Deep Dive: How the Court Reached Its Decision
Statutory Construction
The Court of Appeals began its reasoning by emphasizing the importance of statutory construction in understanding section 187 of the Tax Law, which governed the taxation of insurance companies. It noted that both the Tax Law and the Insurance Law dealt with similar subject matters, allowing them to be read in conjunction to clarify legislative intent. The inclusion clause within section 187 was scrutinized to determine whether it covered the direct and reinsurance premiums at issue. The court highlighted that the 1937 amendment introduced the “resident risks” standard, which was designed to account for premiums received by insurance companies on policies insuring risks that were not taxable elsewhere. The court pointed out that the legislature aimed to include premiums that were not subject to tax in other states, thereby ensuring that income attributable to the privilege of conducting business in New York was taxed fairly. The court further clarified the language of the inclusion clause, noting that it was intended to capture all premiums not taxable elsewhere, particularly those linked to the operations of New York companies. Thus, it found that the premiums collected were relevant for the franchise tax calculation due to the unique nature of New York's taxing framework. The court concluded that the inclusion clause was broad enough to encompass premiums received by the petitioner, regardless of the initial collection location, as long as they were ultimately received in New York.
Definition of "Received"
The court examined the term "received" as it appeared in the inclusion clause, rejecting the petitioner’s narrow interpretation. It determined that "received" should not imply a single moment of collection, but rather encompass the entire process by which the premiums came into the company's possession. The petitioner argued that once the premiums were collected by its agencies in other states, they were “received” and thus could not be considered again as received in New York when withdrawn from the bank account. However, the court concluded that the premiums were constructively received when collected by the agencies but were not fully "received" until they were withdrawn into New York. The court emphasized the fact that the funds were under the exclusive control of the petitioner, and the eventual withdrawal demonstrated that the company had ultimately received the premiums in New York. This reasoning allowed the court to hold that the direct premiums were taxable under the statute, as they were indeed "received" in New York when the company accessed the funds.
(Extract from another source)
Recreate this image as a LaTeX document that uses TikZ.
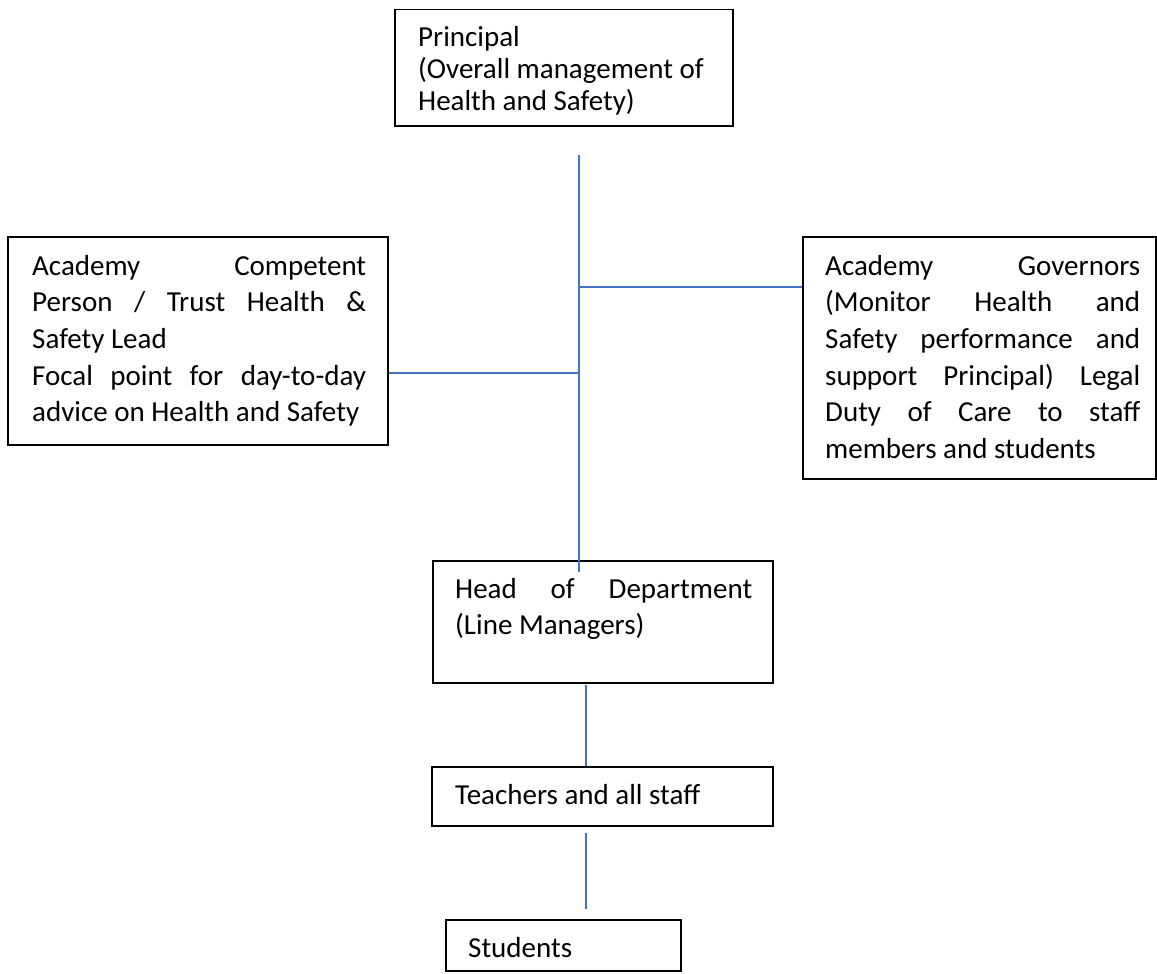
\documentclass[tikz,border=0pt]{standalone}
\usepackage{fontspec}
\setmainfont{Carlito}
\definecolor{conn}{RGB}{68,114,196}
\begin{document}
\begin{tikzpicture}[x=1pt,y=-1pt,
  box/.style={draw=black,line width=1.5pt,inner sep=0pt,anchor=north west},
  txt/.style={inner sep=0pt,anchor=base west,font=\fontsize{29}{36.7}\selectfont},
  link/.style={draw=conn,line width=1.1pt}]
\useasboundingbox (0,0) rectangle (1157,974);
% boxes
\node[box,minimum width=338pt,minimum height=116pt] (principal) at (394,9) {};
\node[box,minimum width=380pt,minimum height=208pt] (acp) at (7,236) {};
\node[box,minimum width=353pt,minimum height=242pt] (gov) at (802,236) {};
\node[box,minimum width=340pt,minimum height=122pt] (hod) at (432,560) {};
\node[box,minimum width=341pt,minimum height=59pt] (staff) at (431,766) {};
\node[box,minimum width=235pt,minimum height=51pt] (students) at (445,919) {};
% texts
\node[txt] (principal-t) at (418,47) {\parbox[t]{320pt}{\fontsize{29}{32}\selectfont
  Principal\\(Overall management of\\Health and Safety)}};
\node[txt] (acp-t) at (32,275) {\parbox[t]{334pt}{\fontsize{29}{36.7}\selectfont
  \makebox[\linewidth][s]{Academy Competent}\\
  \makebox[\linewidth][s]{Person / Trust Health \&}\\
  Safety Lead\\
  \makebox[\linewidth][s]{Focal point for day-to-day}\\
  advice on Health and Safety}};
\node[txt] (gov-t) at (825,275) {\parbox[t]{315pt}{\fontsize{29}{36.7}\selectfont
  \makebox[\linewidth][s]{Academy Governors}\\
  \makebox[\linewidth][s]{(Monitor Health and}\\
  \makebox[\linewidth][s]{Safety performance and}\\
  \makebox[\linewidth][s]{support Principal) Legal}\\
  \makebox[\linewidth][s]{Duty of Care to staff}\\
  members and students}};
\node[txt] (hod-t) at (455,598) {\parbox[t]{297pt}{\fontsize{29}{36.7}\selectfont
  \makebox[\linewidth][s]{Head of Department}\\
  (Line Managers)}};
\node[txt] (staff-t) at (455,804) {Teachers and all staff};
\node[txt] (students-t) at (468,957) {Students};
% connector points
\coordinate (pbot) at (579,155);
\coordinate (jgov) at (579,287);
\coordinate (jacp) at (579,373);
\coordinate (htop) at (579,572);
\coordinate (hbot) at (586,685);
\coordinate (sbot) at (586,833);
\coordinate (stop) at (586,909);
% connectors
\draw[link] (pbot) -- (htop);
\draw[link] (jgov) -- (gov.west |- jgov);
\draw[link] (acp.east |- jacp) -- (jacp);
\draw[link] (hbot) -- (staff.north -| hbot);
\draw[link] (sbot) -- (stop);
\end{tikzpicture}
\end{document}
Thus, the court clarified that the legislative intent encompassed this broader interpretation of receipt within the context of the franchise tax.
Differentiation between Direct and Reinsurance Premiums
The court then turned its attention to the distinction between direct premiums and reinsurance premiums. It recognized that while the inclusion clause encompassed direct premiums, it did not extend to reinsurance premiums in the same manner. The court noted that the language of section 187 required that the premiums be on "risks resident in this state" to be taxable, and it questioned whether reinsurance premiums could meet this criterion. The petitioner contended that the reinsurance premiums should not be included since the original policies were on lives not resident in New York. The court agreed, clarifying that the term "risks" in the statute referred specifically to the residence of the insured individuals. It concluded that the reinsurance premiums, which were associated with risks outside of New York, did not meet the statutory requirement for taxation. The court emphasized that the legislative intent was to tax premiums that primarily benefited from the privilege of conducting business in New York, and since the reinsurance premiums did not fulfill this requirement, they were not subject to taxation under section 187.
Constitutional Arguments
The court addressed the constitutional arguments raised by the petitioner concerning the application of the tax under the commerce clause of the Federal Constitution. The petitioner claimed that taxing the premiums collected in states where it was not authorized to do business constituted an unconstitutional burden on interstate commerce. The court dismissed this argument, explaining that the tax was not on the premiums themselves but was rather a franchise tax based on the privilege of doing business in New York. It clarified that the tax was uniformly applied to both domestic and foreign insurers, ensuring no competitive disadvantage. Moreover, the court asserted that the business of insurance, while it may cross state lines, was traditionally regulated by states, and Congress had expressed consent for states to tax insurance activities. The court emphasized that no other constitutional provisions were violated by the application of the tax in this case, particularly since the inclusion clause specifically targeted premiums not taxed elsewhere. Thus, the court concluded that the tax did not infringe upon the commerce clause, maintaining that it was a valid exercise of the state’s taxing authority.
Final Conclusion
In conclusion, the Court of Appeals affirmed the determination that direct premiums were taxable under New York's franchise tax law while reversing the decision regarding reinsurance premiums. The court established that direct premiums collected by the petitioner, regardless of where they were initially collected, were ultimately received in New York and thus subject to taxation. Conversely, the court found that reinsurance premiums did not meet the statutory requirements for taxation, as they were not associated with risks resident in New York. This distinction between direct and reinsurance premiums was crucial in the court's decision, illustrating the nuanced application of tax law in the context of insurance companies. The court's interpretation of the statutory language and its emphasis on legislative intent provided clarity on how such premiums should be treated for tax purposes. As a result, the court modified the order of the Appellate Division, affirming the inclusion of direct premiums while annulling the inclusion of reinsurance premiums from the tax calculation.